> [What you are asked to do]
For this exercise, repeat all of the material verbatim apart from its images.

****

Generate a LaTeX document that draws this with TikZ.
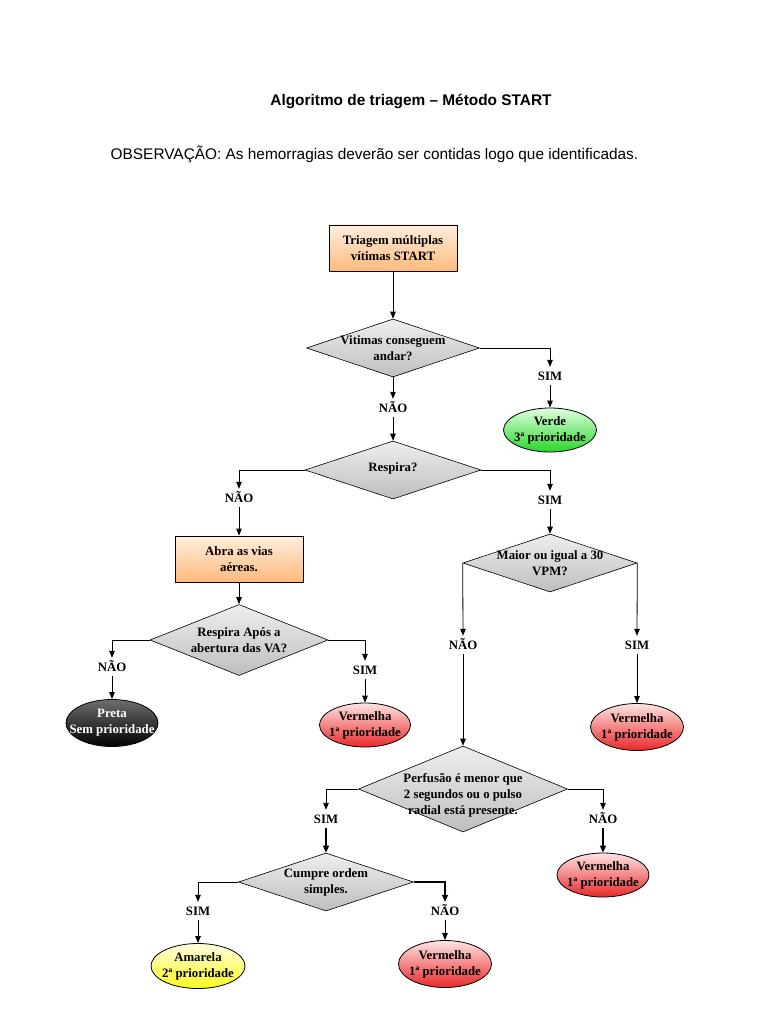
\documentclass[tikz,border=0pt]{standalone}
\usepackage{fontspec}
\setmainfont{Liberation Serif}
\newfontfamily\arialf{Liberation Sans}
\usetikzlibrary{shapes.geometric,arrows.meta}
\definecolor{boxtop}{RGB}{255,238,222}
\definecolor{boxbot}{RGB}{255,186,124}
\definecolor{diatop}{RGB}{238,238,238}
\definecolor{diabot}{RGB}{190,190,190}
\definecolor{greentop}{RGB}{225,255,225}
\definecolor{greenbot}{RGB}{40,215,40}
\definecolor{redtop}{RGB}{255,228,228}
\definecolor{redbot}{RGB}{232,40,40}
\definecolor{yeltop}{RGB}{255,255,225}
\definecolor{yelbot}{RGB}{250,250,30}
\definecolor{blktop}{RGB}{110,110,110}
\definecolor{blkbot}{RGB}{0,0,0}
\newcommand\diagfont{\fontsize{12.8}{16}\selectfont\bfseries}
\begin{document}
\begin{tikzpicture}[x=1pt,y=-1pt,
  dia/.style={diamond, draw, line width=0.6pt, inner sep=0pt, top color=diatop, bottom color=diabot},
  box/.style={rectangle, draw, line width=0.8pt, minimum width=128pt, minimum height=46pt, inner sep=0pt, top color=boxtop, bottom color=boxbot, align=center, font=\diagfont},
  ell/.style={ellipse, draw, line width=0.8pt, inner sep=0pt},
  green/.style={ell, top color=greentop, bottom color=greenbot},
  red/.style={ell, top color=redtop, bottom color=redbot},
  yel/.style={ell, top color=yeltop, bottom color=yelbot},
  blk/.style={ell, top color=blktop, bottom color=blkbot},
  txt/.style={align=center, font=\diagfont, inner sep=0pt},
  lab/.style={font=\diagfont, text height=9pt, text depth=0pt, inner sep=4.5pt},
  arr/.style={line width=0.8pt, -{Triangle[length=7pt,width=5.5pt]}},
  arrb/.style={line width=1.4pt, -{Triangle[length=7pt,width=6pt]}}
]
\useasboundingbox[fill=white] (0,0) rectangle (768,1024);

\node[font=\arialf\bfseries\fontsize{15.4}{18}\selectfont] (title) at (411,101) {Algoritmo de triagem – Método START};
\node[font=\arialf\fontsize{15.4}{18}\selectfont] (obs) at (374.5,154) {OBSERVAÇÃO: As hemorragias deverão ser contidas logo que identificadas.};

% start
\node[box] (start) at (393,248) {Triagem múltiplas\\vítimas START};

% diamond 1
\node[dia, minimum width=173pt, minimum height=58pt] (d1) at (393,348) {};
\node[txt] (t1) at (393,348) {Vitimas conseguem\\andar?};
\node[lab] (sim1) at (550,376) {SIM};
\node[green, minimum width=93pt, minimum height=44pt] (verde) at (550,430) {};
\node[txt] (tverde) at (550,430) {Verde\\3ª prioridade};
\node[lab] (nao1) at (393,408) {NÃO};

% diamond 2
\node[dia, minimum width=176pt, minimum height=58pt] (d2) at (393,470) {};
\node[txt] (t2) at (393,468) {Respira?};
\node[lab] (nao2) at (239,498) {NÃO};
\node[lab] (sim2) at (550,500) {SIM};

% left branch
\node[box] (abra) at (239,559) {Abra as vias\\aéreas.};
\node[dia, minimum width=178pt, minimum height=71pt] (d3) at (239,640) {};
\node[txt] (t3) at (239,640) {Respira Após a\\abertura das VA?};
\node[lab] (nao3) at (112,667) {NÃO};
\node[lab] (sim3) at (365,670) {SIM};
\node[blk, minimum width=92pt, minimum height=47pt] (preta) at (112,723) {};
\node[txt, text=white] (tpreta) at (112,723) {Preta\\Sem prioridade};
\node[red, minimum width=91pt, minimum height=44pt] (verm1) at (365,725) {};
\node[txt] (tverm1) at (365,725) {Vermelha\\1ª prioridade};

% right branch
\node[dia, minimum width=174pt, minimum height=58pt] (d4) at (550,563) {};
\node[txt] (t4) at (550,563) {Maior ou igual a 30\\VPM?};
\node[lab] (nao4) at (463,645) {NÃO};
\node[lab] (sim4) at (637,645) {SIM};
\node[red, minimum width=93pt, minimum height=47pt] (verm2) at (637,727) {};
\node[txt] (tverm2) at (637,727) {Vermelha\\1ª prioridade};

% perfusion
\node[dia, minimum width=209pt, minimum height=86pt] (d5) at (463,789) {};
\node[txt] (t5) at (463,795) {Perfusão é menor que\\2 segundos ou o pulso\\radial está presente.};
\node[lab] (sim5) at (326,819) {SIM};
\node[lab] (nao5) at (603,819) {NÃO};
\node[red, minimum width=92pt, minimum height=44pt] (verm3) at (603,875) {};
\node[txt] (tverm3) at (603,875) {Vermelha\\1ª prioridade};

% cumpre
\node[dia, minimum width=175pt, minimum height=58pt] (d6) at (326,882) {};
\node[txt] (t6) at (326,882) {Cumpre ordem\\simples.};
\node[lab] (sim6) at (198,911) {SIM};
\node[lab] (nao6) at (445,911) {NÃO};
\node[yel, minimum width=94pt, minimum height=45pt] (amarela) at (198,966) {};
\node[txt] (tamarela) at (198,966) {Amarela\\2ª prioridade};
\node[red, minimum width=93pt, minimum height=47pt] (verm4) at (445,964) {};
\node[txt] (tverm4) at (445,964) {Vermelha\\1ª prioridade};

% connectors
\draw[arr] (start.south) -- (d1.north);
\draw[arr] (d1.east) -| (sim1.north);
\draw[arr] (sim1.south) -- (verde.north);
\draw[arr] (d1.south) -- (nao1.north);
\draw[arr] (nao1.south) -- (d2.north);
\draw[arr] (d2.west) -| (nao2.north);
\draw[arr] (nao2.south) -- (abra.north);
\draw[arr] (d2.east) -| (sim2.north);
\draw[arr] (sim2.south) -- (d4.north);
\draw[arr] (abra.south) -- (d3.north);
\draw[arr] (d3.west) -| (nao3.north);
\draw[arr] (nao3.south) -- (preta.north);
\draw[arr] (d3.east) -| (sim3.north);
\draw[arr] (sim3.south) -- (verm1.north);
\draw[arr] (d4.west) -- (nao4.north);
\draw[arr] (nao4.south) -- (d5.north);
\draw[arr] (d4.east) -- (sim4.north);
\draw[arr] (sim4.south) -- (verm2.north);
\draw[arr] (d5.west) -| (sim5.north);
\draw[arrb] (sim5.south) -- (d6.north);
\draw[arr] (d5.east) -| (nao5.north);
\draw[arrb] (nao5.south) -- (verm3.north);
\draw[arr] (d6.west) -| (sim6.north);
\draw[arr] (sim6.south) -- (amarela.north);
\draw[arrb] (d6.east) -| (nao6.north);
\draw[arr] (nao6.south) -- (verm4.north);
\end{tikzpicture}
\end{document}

****

> [Solved problem]
Generate a LaTeX document that draws this with TikZ.
\documentclass[tikz,border=0pt]{standalone}
\usepackage{fontspec}
\setmainfont{Liberation Serif}
\newfontfamily\arialf{Liberation Sans}
\usetikzlibrary{shapes.geometric,arrows.meta}
\definecolor{boxtop}{RGB}{255,238,222}
\definecolor{boxbot}{RGB}{255,186,124}
\definecolor{diatop}{RGB}{238,238,238}
\definecolor{diabot}{RGB}{190,190,190}
\definecolor{greentop}{RGB}{225,255,225}
\definecolor{greenbot}{RGB}{40,215,40}
\definecolor{redtop}{RGB}{255,228,228}
\definecolor{redbot}{RGB}{232,40,40}
\definecolor{yeltop}{RGB}{255,255,225}
\definecolor{yelbot}{RGB}{250,250,30}
\definecolor{blktop}{RGB}{110,110,110}
\definecolor{blkbot}{RGB}{0,0,0}
\newcommand\diagfont{\fontsize{12.8}{16}\selectfont\bfseries}
\begin{document}
\begin{tikzpicture}[x=1pt,y=-1pt,
  dia/.style={diamond, draw, line width=0.6pt, inner sep=0pt, top color=diatop, bottom color=diabot},
  box/.style={rectangle, draw, line width=0.8pt, minimum width=128pt, minimum height=46pt, inner sep=0pt, top color=boxtop, bottom color=boxbot, align=center, font=\diagfont},
  ell/.style={ellipse, draw, line width=0.8pt, inner sep=0pt},
  green/.style={ell, top color=greentop, bottom color=greenbot},
  red/.style={ell, top color=redtop, bottom color=redbot},
  yel/.style={ell, top color=yeltop, bottom color=yelbot},
  blk/.style={ell, top color=blktop, bottom color=blkbot},
  txt/.style={align=center, font=\diagfont, inner sep=0pt},
  lab/.style={font=\diagfont, text height=9pt, text depth=0pt, inner sep=4.5pt},
  arr/.style={line width=0.8pt, -{Triangle[length=7pt,width=5.5pt]}},
  arrb/.style={line width=1.4pt, -{Triangle[length=7pt,width=6pt]}}
]
\useasboundingbox[fill=white] (0,0) rectangle (768,1024);

\node[font=\arialf\bfseries\fontsize{15.4}{18}\selectfont] (title) at (411,101) {Algoritmo de triagem – Método START};
\node[font=\arialf\fontsize{15.4}{18}\selectfont] (obs) at (374.5,154) {OBSERVAÇÃO: As hemorragias deverão ser contidas logo que identificadas.};

% start
\node[box] (start) at (393,248) {Triagem múltiplas\\vítimas START};

% diamond 1
\node[dia, minimum width=173pt, minimum height=58pt] (d1) at (393,348) {};
\node[txt] (t1) at (393,348) {Vitimas conseguem\\andar?};
\node[lab] (sim1) at (550,376) {SIM};
\node[green, minimum width=93pt, minimum height=44pt] (verde) at (550,430) {};
\node[txt] (tverde) at (550,430) {Verde\\3ª prioridade};
\node[lab] (nao1) at (393,408) {NÃO};

% diamond 2
\node[dia, minimum width=176pt, minimum height=58pt] (d2) at (393,470) {};
\node[txt] (t2) at (393,468) {Respira?};
\node[lab] (nao2) at (239,498) {NÃO};
\node[lab] (sim2) at (550,500) {SIM};

% left branch
\node[box] (abra) at (239,559) {Abra as vias\\aéreas.};
\node[dia, minimum width=178pt, minimum height=71pt] (d3) at (239,640) {};
\node[txt] (t3) at (239,640) {Respira Após a\\abertura das VA?};
\node[lab] (nao3) at (112,667) {NÃO};
\node[lab] (sim3) at (365,670) {SIM};
\node[blk, minimum width=92pt, minimum height=47pt] (preta) at (112,723) {};
\node[txt, text=white] (tpreta) at (112,723) {Preta\\Sem prioridade};
\node[red, minimum width=91pt, minimum height=44pt] (verm1) at (365,725) {};
\node[txt] (tverm1) at (365,725) {Vermelha\\1ª prioridade};

% right branch
\node[dia, minimum width=174pt, minimum height=58pt] (d4) at (550,563) {};
\node[txt] (t4) at (550,563) {Maior ou igual a 30\\VPM?};
\node[lab] (nao4) at (463,645) {NÃO};
\node[lab] (sim4) at (637,645) {SIM};
\node[red, minimum width=93pt, minimum height=47pt] (verm2) at (637,727) {};
\node[txt] (tverm2) at (637,727) {Vermelha\\1ª prioridade};

% perfusion
\node[dia, minimum width=209pt, minimum height=86pt] (d5) at (463,789) {};
\node[txt] (t5) at (463,795) {Perfusão é menor que\\2 segundos ou o pulso\\radial está presente.};
\node[lab] (sim5) at (326,819) {SIM};
\node[lab] (nao5) at (603,819) {NÃO};
\node[red, minimum width=92pt, minimum height=44pt] (verm3) at (603,875) {};
\node[txt] (tverm3) at (603,875) {Vermelha\\1ª prioridade};

% cumpre
\node[dia, minimum width=175pt, minimum height=58pt] (d6) at (326,882) {};
\node[txt] (t6) at (326,882) {Cumpre ordem\\simples.};
\node[lab] (sim6) at (198,911) {SIM};
\node[lab] (nao6) at (445,911) {NÃO};
\node[yel, minimum width=94pt, minimum height=45pt] (amarela) at (198,966) {};
\node[txt] (tamarela) at (198,966) {Amarela\\2ª prioridade};
\node[red, minimum width=93pt, minimum height=47pt] (verm4) at (445,964) {};
\node[txt] (tverm4) at (445,964) {Vermelha\\1ª prioridade};

% connectors
\draw[arr] (start.south) -- (d1.north);
\draw[arr] (d1.east) -| (sim1.north);
\draw[arr] (sim1.south) -- (verde.north);
\draw[arr] (d1.south) -- (nao1.north);
\draw[arr] (nao1.south) -- (d2.north);
\draw[arr] (d2.west) -| (nao2.north);
\draw[arr] (nao2.south) -- (abra.north);
\draw[arr] (d2.east) -| (sim2.north);
\draw[arr] (sim2.south) -- (d4.north);
\draw[arr] (abra.south) -- (d3.north);
\draw[arr] (d3.west) -| (nao3.north);
\draw[arr] (nao3.south) -- (preta.north);
\draw[arr] (d3.east) -| (sim3.north);
\draw[arr] (sim3.south) -- (verm1.north);
\draw[arr] (d4.west) -- (nao4.north);
\draw[arr] (nao4.south) -- (d5.north);
\draw[arr] (d4.east) -- (sim4.north);
\draw[arr] (sim4.south) -- (verm2.north);
\draw[arr] (d5.west) -| (sim5.north);
\draw[arrb] (sim5.south) -- (d6.north);
\draw[arr] (d5.east) -| (nao5.north);
\draw[arrb] (nao5.south) -- (verm3.north);
\draw[arr] (d6.west) -| (sim6.north);
\draw[arr] (sim6.south) -- (amarela.north);
\draw[arrb] (d6.east) -| (nao6.north);
\draw[arr] (nao6.south) -- (verm4.north);
\end{tikzpicture}
\end{document}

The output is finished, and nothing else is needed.